Ift52, a core component of the IFT-B complex, is crucial for ciliary transport. It facilitates the movement of cargoes along the ciliary axoneme and is involved in ciliopathies [6]. Cilia are microtubule-based organelles important for many physiological processes, and Ift52-mediated ciliary transport is essential for their proper function.

In Drosophila, deletion of Ift52 leads to severe defects in sensory cilia formation and related sensory behaviors, while it is dispensable for sperm flagella formation [1]. In human studies, mutations in Ift52 are associated with various ciliopathies.
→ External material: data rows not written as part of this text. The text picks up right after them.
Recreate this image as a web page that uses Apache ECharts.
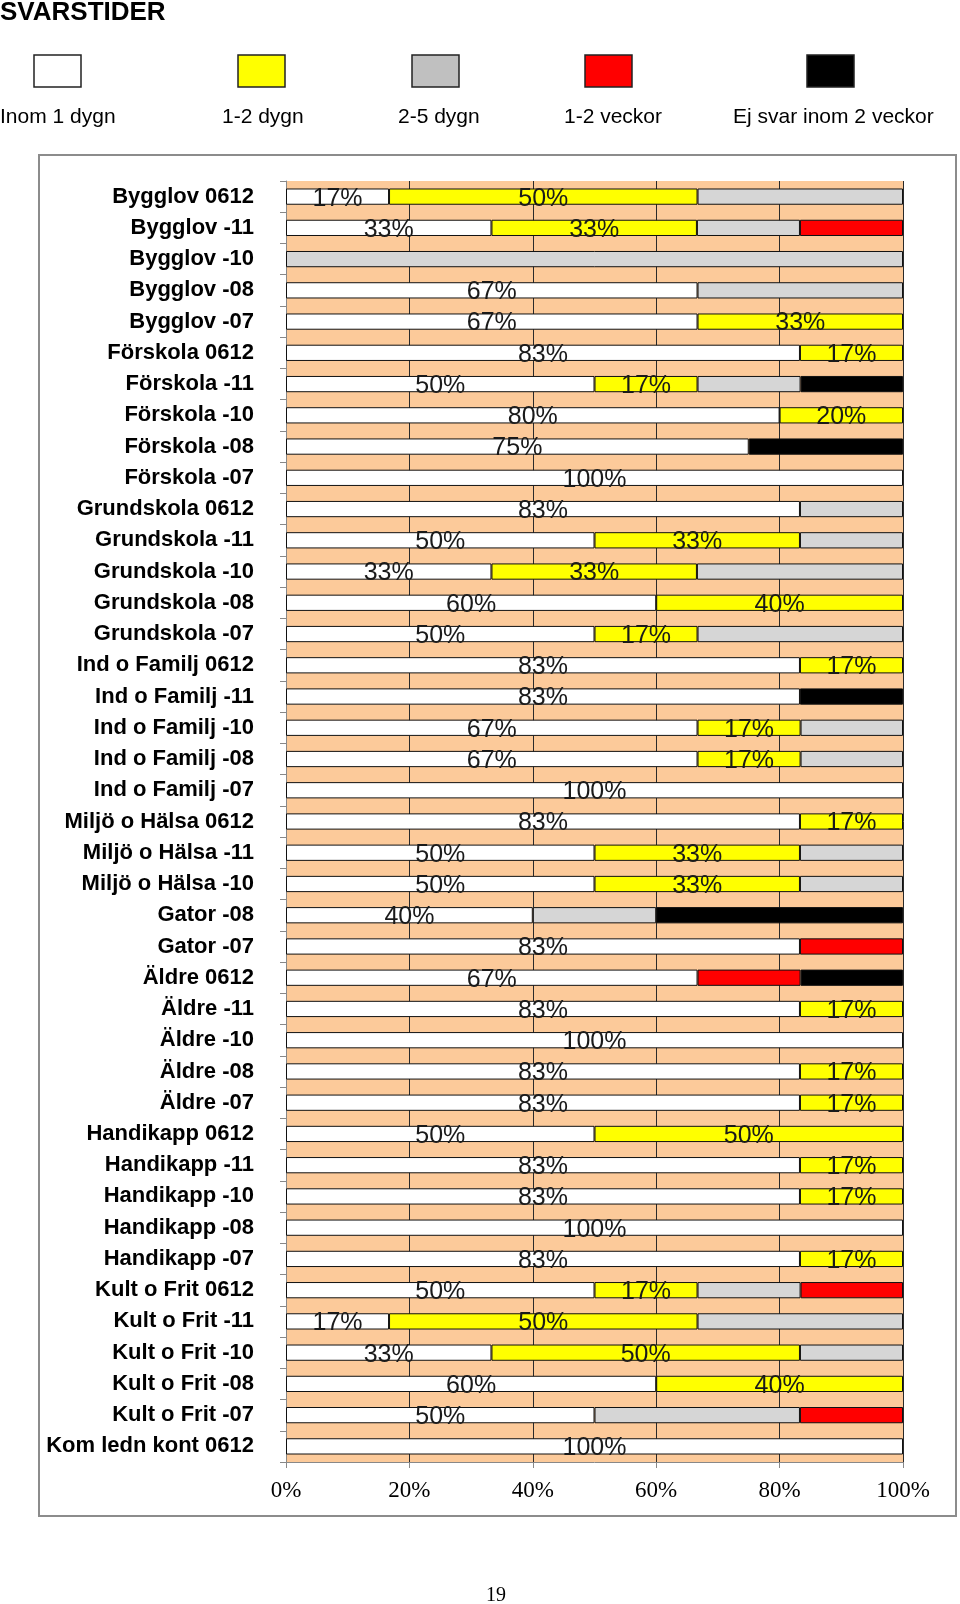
<!DOCTYPE html>
<html><head><meta charset="utf-8">
<script src="https://cdn.jsdelivr.net/npm/echarts@6/dist/echarts.min.js"></script>
<style>html,body{margin:0;padding:0;background:#fff}#c{width:960px;height:1604px}</style>
</head><body><div id="c"></div>
<script>
var categories = ["Bygglov 0612","Bygglov -11","Bygglov -10","Bygglov -08","Bygglov -07","Förskola 0612","Förskola -11","Förskola -10","Förskola -08","Förskola -07","Grundskola 0612","Grundskola -11","Grundskola -10","Grundskola -08","Grundskola -07","Ind o Familj 0612","Ind o Familj -11","Ind o Familj -10","Ind o Familj -08","Ind o Familj -07","Miljö o Hälsa 0612","Miljö o Hälsa -11","Miljö o Hälsa -10","Gator -08","Gator -07","Äldre 0612","Äldre -11","Äldre -10","Äldre -08","Äldre -07","Handikapp 0612","Handikapp -11","Handikapp -10","Handikapp -08","Handikapp -07","Kult o Frit 0612","Kult o Frit -11","Kult o Frit -10","Kult o Frit -08","Kult o Frit -07","Kom ledn kont 0612"];
var seriesNames = ["Inom 1 dygn","1-2 dygn","2-5 dygn","1-2 veckor","Ej svar inom 2 veckor"];
var inom1dygn = [16.7,33.3,0,66.7,66.7,83.3,50,80,75,100,83.3,50,33.3,60,50,83.3,83.3,66.7,66.7,100,83.3,50,50,40,83.3,66.7,83.3,100,83.3,83.3,50,83.3,83.3,100,83.3,50,16.7,33.3,60,50,100];
var dygn12 = [50,33.3,0,0,33.3,16.7,16.7,20,0,0,0,33.3,33.3,40,16.7,16.7,0,16.7,16.7,0,16.7,33.3,33.3,0,0,0,16.7,0,16.7,16.7,50,16.7,16.7,0,16.7,16.7,50,50,40,0,0];
var dygn25 = [33.3,16.7,100,33.3,0,0,16.7,0,0,0,16.7,16.7,33.4,0,33.3,0,0,16.6,16.6,0,0,16.7,16.7,20,0,0,0,0,0,0,0,0,0,0,0,16.7,33.3,16.7,0,33.3,0];
var veckor12 = [0,16.7,0,0,0,0,0,0,0,0,0,0,0,0,0,0,0,0,0,0,0,0,0,0,16.7,16.7,0,0,0,0,0,0,0,0,0,16.6,0,0,0,16.7,0];
var ejSvar = [0,0,0,0,0,0,16.6,0,25,0,0,0,0,0,0,0,16.7,0,0,0,0,0,0,40,0,16.6,0,0,0,0,0,0,0,0,0,0,0,0,0,0,0];
var xTicks = [0,20,40,60,80,100];

var barColors = ["#FFFFFF","#FFFF00","#D6D6D6","#FF0000","#000000"];
var legendColors = ["#FFFFFF","#FFFF00","#C0C0C0","#FF0000","#000000"];
var allData = [inom1dygn, dygn12, dygn25, veckor12, ejSvar];

var chart = echarts.init(document.getElementById('c'));
var series = allData.map(function(arr, i){
  return {
    name: seriesNames[i], type: 'bar', stack: 'all', barWidth: '52%',
    data: arr.map(function(v){ return v > 0 ? v : '-'; }),
    itemStyle: { color: barColors[i], borderColor: '#111', borderWidth: 1 },
    label: {
      show: i < 2, position: 'inside', color: '#1a1a1a', fontFamily: 'Liberation Sans',
      fontSize: 25, offset: [0, 2],
      formatter: function(p){ return Math.round(p.value) + '%'; }
    },
    emphasis: { disabled: true }, animation: false
  };
});

var legX = [34, 238, 412, 585, 807];
var legTextX = [0, 222, 398, 564, 733];
var graphics = [
  { type: 'text', left: 0, top: 0, style: { text: 'SVARSTIDER', font: 'bold 26px "Liberation Sans"', fill: '#000' } },
  { type: 'rect', shape: { x: 39, y: 155, width: 917, height: 1361 }, style: { fill: 'none', stroke: '#8c8c8c', lineWidth: 2 }, z: -1 },
  { type: 'text', left: 486, top: 1586, style: { text: '19', font: '20px "Liberation Serif"', fill: '#000' } }
];
for (var i = 0; i < 5; i++) {
  graphics.push({ type: 'rect', shape: { x: legX[i], y: 55, width: 47, height: 32 },
    style: { fill: legendColors[i], stroke: '#222', lineWidth: 1.5 } });
  graphics.push({ type: 'text', x: legTextX[i], y: 107, style: { text: seriesNames[i], font: '21px "Liberation Sans"', fill: '#000' } });
}

chart.setOption({
  animation: false,
  backgroundColor: '#fff',
  graphic: graphics,
  grid: { left: 286, right: 57, top: 181, bottom: 142, show: true, backgroundColor: '#FCCA9A', borderWidth: 0, containLabel: false },
  xAxis: {
    type: 'value', min: xTicks[0], max: xTicks[xTicks.length-1], interval: 20,
    axisLabel: { formatter: '{value}%', fontFamily: 'Liberation Serif', fontSize: 23, color: '#000', margin: 17 },
    axisLine: { show: true, lineStyle: { color: '#888' } },
    axisTick: { show: true, length: 6, lineStyle: { color: '#888' } },
    splitLine: { show: true, lineStyle: { color: '#2a2a2a', width: 1 } }
  },
  yAxis: {
    type: 'category', data: categories, inverse: true,
    axisLabel: { fontFamily: 'Liberation Sans', fontWeight: 'bold', fontSize: 22, color: '#000', margin: 32 },
    axisLine: { show: true, lineStyle: { color: '#888' } },
    axisTick: { show: true, length: 6, lineStyle: { color: '#888' } }
  },
  series: series
});
</script></body></html>
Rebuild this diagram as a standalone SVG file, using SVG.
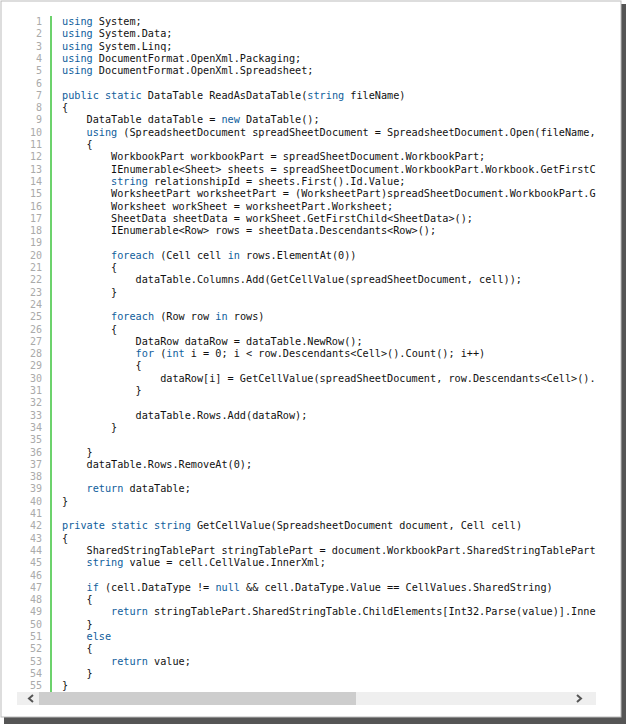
<svg xmlns="http://www.w3.org/2000/svg" width="626" height="724" viewBox="0 0 626 724">
<style>
.c{font-family:"DejaVu Sans Mono","Liberation Mono",monospace;font-size:10.2px;fill:#111;white-space:pre}
.k{fill:#0f5e9c}
.n{font-family:"DejaVu Sans Mono","Liberation Mono",monospace;font-size:10px;fill:#aaa;text-anchor:end}
</style>
<rect x="4" y="4" width="622" height="720" fill="#555"/>
<rect x="1" y="1" width="620" height="716" fill="#fff" stroke="#bbb"/>
<rect x="50" y="16" width="2" height="676" fill="#6cd26c"/>
<g id="nums">
<text class="n" x="42" y="25">1</text><text class="n" x="42" y="37.3">2</text><text class="n" x="42" y="49.6">3</text><text class="n" x="42" y="61.9">4</text><text class="n" x="42" y="74.2">5</text><text class="n" x="42" y="86.5">6</text><text class="n" x="42" y="98.8">7</text><text class="n" x="42" y="111.1">8</text><text class="n" x="42" y="123.4">9</text><text class="n" x="42" y="135.7">10</text><text class="n" x="42" y="148">11</text><text class="n" x="42" y="160.3">12</text><text class="n" x="42" y="172.6">13</text><text class="n" x="42" y="184.9">14</text><text class="n" x="42" y="197.2">15</text><text class="n" x="42" y="209.5">16</text><text class="n" x="42" y="221.8">17</text><text class="n" x="42" y="234.1">18</text><text class="n" x="42" y="246.4">19</text><text class="n" x="42" y="258.7">20</text><text class="n" x="42" y="271">21</text><text class="n" x="42" y="283.3">22</text><text class="n" x="42" y="295.6">23</text><text class="n" x="42" y="307.9">24</text><text class="n" x="42" y="320.2">25</text><text class="n" x="42" y="332.5">26</text><text class="n" x="42" y="344.8">27</text><text class="n" x="42" y="357.1">28</text><text class="n" x="42" y="369.4">29</text><text class="n" x="42" y="381.7">30</text><text class="n" x="42" y="394">31</text><text class="n" x="42" y="406.3">32</text><text class="n" x="42" y="418.6">33</text><text class="n" x="42" y="430.9">34</text><text class="n" x="42" y="443.2">35</text><text class="n" x="42" y="455.5">36</text><text class="n" x="42" y="467.8">37</text><text class="n" x="42" y="480.1">38</text><text class="n" x="42" y="492.4">39</text><text class="n" x="42" y="504.7">40</text><text class="n" x="42" y="517">41</text><text class="n" x="42" y="529.3">42</text><text class="n" x="42" y="541.6">43</text><text class="n" x="42" y="553.9">44</text><text class="n" x="42" y="566.2">45</text><text class="n" x="42" y="578.5">46</text><text class="n" x="42" y="590.8">47</text><text class="n" x="42" y="603.1">48</text><text class="n" x="42" y="615.4">49</text><text class="n" x="42" y="627.7">50</text><text class="n" x="42" y="640">51</text><text class="n" x="42" y="652.3">52</text><text class="n" x="42" y="664.6">53</text><text class="n" x="42" y="676.9">54</text><text class="n" x="42" y="689.2">55</text>
</g>
<g id="code">
<text class="c" x="62" y="25"><tspan class="k">using</tspan> System;</text>
<text class="c" x="62" y="37.3"><tspan class="k">using</tspan> System.Data;</text>
<text class="c" x="62" y="49.6"><tspan class="k">using</tspan> System.Linq;</text>
<text class="c" x="62" y="61.9"><tspan class="k">using</tspan> DocumentFormat.OpenXml.Packaging;</text>
<text class="c" x="62" y="74.2"><tspan class="k">using</tspan> DocumentFormat.OpenXml.Spreadsheet;</text>
<text class="c" x="62" y="98.8"><tspan class="k">public static</tspan> DataTable ReadAsDataTable(<tspan class="k">string</tspan> fileName)</text>
<text class="c" x="62" y="111.1">{</text>
<text class="c" x="62" y="123.4">    DataTable dataTable = <tspan class="k">new</tspan> DataTable();</text>
<text class="c" x="62" y="135.7">    <tspan class="k">using</tspan> (SpreadsheetDocument spreadSheetDocument = SpreadsheetDocument.Open(fileName,</text>
<text class="c" x="62" y="148">    {</text>
<text class="c" x="62" y="160.3">        WorkbookPart workbookPart = spreadSheetDocument.WorkbookPart;</text>
<text class="c" x="62" y="172.6">        IEnumerable&lt;Sheet&gt; sheets = spreadSheetDocument.WorkbookPart.Workbook.GetFirstC</text>
<text class="c" x="62" y="184.9">        <tspan class="k">string</tspan> relationshipId = sheets.First().Id.Value;</text>
<text class="c" x="62" y="197.2">        WorksheetPart worksheetPart = (WorksheetPart)spreadSheetDocument.WorkbookPart.G</text>
<text class="c" x="62" y="209.5">        Worksheet workSheet = worksheetPart.Worksheet;</text>
<text class="c" x="62" y="221.8">        SheetData sheetData = workSheet.GetFirstChild&lt;SheetData&gt;();</text>
<text class="c" x="62" y="234.1">        IEnumerable&lt;Row&gt; rows = sheetData.Descendants&lt;Row&gt;();</text>
<text class="c" x="62" y="258.7">        <tspan class="k">foreach</tspan> (Cell cell <tspan class="k">in</tspan> rows.ElementAt(0))</text>
<text class="c" x="62" y="271">        {</text>
<text class="c" x="62" y="283.3">            dataTable.Columns.Add(GetCellValue(spreadSheetDocument, cell));</text>
<text class="c" x="62" y="295.6">        }</text>
<text class="c" x="62" y="320.2">        <tspan class="k">foreach</tspan> (Row row <tspan class="k">in</tspan> rows)</text>
<text class="c" x="62" y="332.5">        {</text>
<text class="c" x="62" y="344.8">            DataRow dataRow = dataTable.NewRow();</text>
<text class="c" x="62" y="357.1">            <tspan class="k">for</tspan> (<tspan class="k">int</tspan> i = 0; i &lt; row.Descendants&lt;Cell&gt;().Count(); i++)</text>
<text class="c" x="62" y="369.4">            {</text>
<text class="c" x="62" y="381.7">                dataRow[i] = GetCellValue(spreadSheetDocument, row.Descendants&lt;Cell&gt;().</text>
<text class="c" x="62" y="394">            }</text>
<text class="c" x="62" y="418.6">            dataTable.Rows.Add(dataRow);</text>
<text class="c" x="62" y="430.9">        }</text>
<text class="c" x="62" y="455.5">    }</text>
<text class="c" x="62" y="467.8">    dataTable.Rows.RemoveAt(0);</text>
<text class="c" x="62" y="492.4">    <tspan class="k">return</tspan> dataTable;</text>
<text class="c" x="62" y="504.7">}</text>
<text class="c" x="62" y="529.3"><tspan class="k">private static string</tspan> GetCellValue(SpreadsheetDocument document, Cell cell)</text>
<text class="c" x="62" y="541.6">{</text>
<text class="c" x="62" y="553.9">    SharedStringTablePart stringTablePart = document.WorkbookPart.SharedStringTablePart</text>
<text class="c" x="62" y="566.2">    <tspan class="k">string</tspan> value = cell.CellValue.InnerXml;</text>
<text class="c" x="62" y="590.8">    <tspan class="k">if</tspan> (cell.DataType != <tspan class="k">null</tspan> &amp;&amp; cell.DataType.Value == CellValues.SharedString)</text>
<text class="c" x="62" y="603.1">    {</text>
<text class="c" x="62" y="615.4">        <tspan class="k">return</tspan> stringTablePart.SharedStringTable.ChildElements[Int32.Parse(value)].Inne</text>
<text class="c" x="62" y="627.7">    }</text>
<text class="c" x="62" y="640">    <tspan class="k">else</tspan></text>
<text class="c" x="62" y="652.3">    {</text>
<text class="c" x="62" y="664.6">        <tspan class="k">return</tspan> value;</text>
<text class="c" x="62" y="676.9">    }</text>
<text class="c" x="62" y="689.2">}</text>
</g>
<g id="scrollbar">
<rect x="17" y="692" width="579" height="13" fill="#efefef"/>
<rect x="39" y="692" width="317" height="13" fill="#cdcdcd"/>
<path d="M33 695 L29 698.5 L33 702" fill="none" stroke="#555" stroke-width="2"/>
<path d="M577 695 L581 698.5 L577 702" fill="none" stroke="#555" stroke-width="2"/>
</g>
</svg>
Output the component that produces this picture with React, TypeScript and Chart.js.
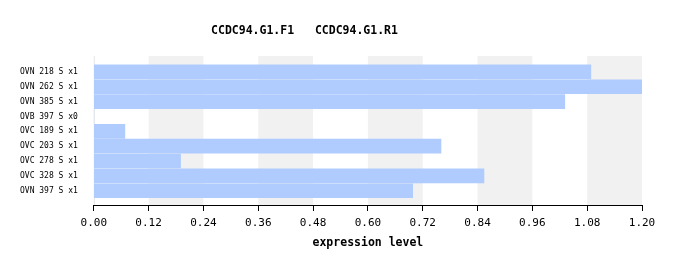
import React, { useEffect, useRef } from 'react';
import { Chart, registerables } from 'chart.js';

Chart.register(...registerables);

const titleText = 'CCDC94.G1.F1   CCDC94.G1.R1';
const categories = [
  'OVN 218 S x1',
  'OVN 262 S x1',
  'OVN 385 S x1',
  'OVB 397 S x0',
  'OVC 189 S x1',
  'OVC 203 S x1',
  'OVC 278 S x1',
  'OVC 328 S x1',
  'OVN 397 S x1',
];
const values = [1.088, 1.2, 1.031, 0, 0.068, 0.76, 0.19, 0.854, 0.698];
const xMin = 0;
const xMax = 1.2;
const xStep = 0.12;
const axisTitle = 'expression level';

const FONT = '"DejaVu Sans Mono", monospace';

const stripesPlugin = {
  id: 'stripes',
  beforeDatasetsDraw(chart: any) {
    const { ctx, chartArea, scales } = chart;
    const x = scales.x;
    const ticks = x.ticks.map((t: any) => t.value);
    ctx.save();
    ctx.fillStyle = '#f1f1f1';
    for (let i = 1; i < ticks.length - 1; i += 2) {
      const a = x.getPixelForValue(ticks[i]);
      const b = x.getPixelForValue(ticks[i + 1]);
      ctx.fillRect(a, chartArea.top, b - a, chartArea.bottom - chartArea.top);
    }
    ctx.fillStyle = '#e6e6e6';
    ctx.fillRect(chartArea.left, chartArea.top, 1, chartArea.bottom - chartArea.top);
    ctx.restore();
  },
};

const headerPlugin = {
  id: 'header',
  afterDraw(chart: any) {
    const { ctx } = chart;
    ctx.save();
    ctx.font = 'bold 11.5px ' + FONT;
    ctx.fillStyle = '#000';
    ctx.textAlign = 'center';
    ctx.textBaseline = 'middle';
    ctx.fillText(titleText, 304.5, 31);
    ctx.restore();
  },
};

export default function App() {
  const ref = useRef<HTMLCanvasElement>(null);
  useEffect(() => {
    if (!ref.current) return;
    const chart = new Chart(ref.current, {
      type: 'bar',
      data: {
        datasets: [
          {
            label: titleText,
            data: values.map((v, i) => ({ x: v, y: i })),
            backgroundColor: '#b0ccff',
            borderWidth: 0,
            barThickness: 14,
          },
        ],
      },
      plugins: [stripesPlugin, headerPlugin],
      options: {
        indexAxis: 'y',
        animation: false,
        responsive: false,
        layout: { padding: { top: 56, left: 4, right: 34, bottom: 16 } },
        plugins: {
          legend: { display: false },
          title: { display: false },
          tooltip: { enabled: false },
        },
        scales: {
          x: {
            type: 'linear',
            min: xMin,
            max: xMax,
            grid: {
              display: true,
              drawOnChartArea: false,
              drawTicks: true,
              tickLength: 6,
              color: '#000',
              tickColor: '#000',
            },
            border: { display: true, color: '#000', width: 1 },
            ticks: {
              stepSize: xStep,
              autoSkip: false,
              maxRotation: 0,
              padding: 6,
              color: '#000',
              font: { family: FONT, size: 11 },
              callback: (v: any) => Number(v).toFixed(2),
            },
            title: {
              display: true,
              text: axisTitle,
              color: '#000',
              font: { family: FONT, size: 11.5, weight: 'bold' },
              padding: { top: 0, bottom: 0 },
            },
          },
          y: {
            type: 'linear',
            reverse: true,
            offset: false,
            min: -1.07,
            max: 8.96,
            grid: { display: false, drawTicks: false },
            border: { display: false },
            ticks: {
              stepSize: 1,
              includeBounds: false,
              autoSkip: false,
              padding: 16,
              color: '#000',
              font: { family: FONT, size: 8 },
              callback: (v: any) =>
                Number.isInteger(v) && v >= 0 && v < categories.length ? categories[v] : '',
            },
          },
        },
      },
    });
    return () => chart.destroy();
  }, []);
  return (
    <canvas
      ref={ref}
      width={676}
      height={266}
      style={{ position: 'absolute', left: 0, top: 0, width: 676, height: 266 }}
    />
  );
}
For example, in a patient with syndromic ciliopathy presenting mild short-rib thoracic dysplasia (SRTD) and Liber congenital amaurosis (LCA), a homozygous missense variation in Ift52 was identified, which could disrupt cilia elongation in vitro [2]. Different missense mutations in Ift52 are also related to SRTD or congenital anomaly of kidney and urinary tract (CAKUT), with the SRTD-associated mutation impairing IFT-B complex assembly and ciliary localization [3]. In C3H10T1/2 mouse mesenchymal stem cells, depletion of Ift52 using lentiviral shRNA interference disrupted the IFT-B anterograde trafficking machinery, impaired primary ciliogenesis, and blocked osteogenic differentiation [4]. Ift52 mutant cells in a case of short-rib polydactyly syndrome (SRPS) showed reduced synthesis of key anterograde complex members and disrupted ciliogenesis [5].

In conclusion, Ift52 is essential for sensory cilia formation, neuronal sensory function, and ciliary transport. Studies using gene-knockout models in Drosophila and cell-based models in humans have revealed its role in ciliopathies such as SRTD, LCA, and SRPS, as well as its importance in osteogenic differentiation. Understanding Ift52's functions provides insights into the mechanisms of cilia-related biological processes and associated diseases.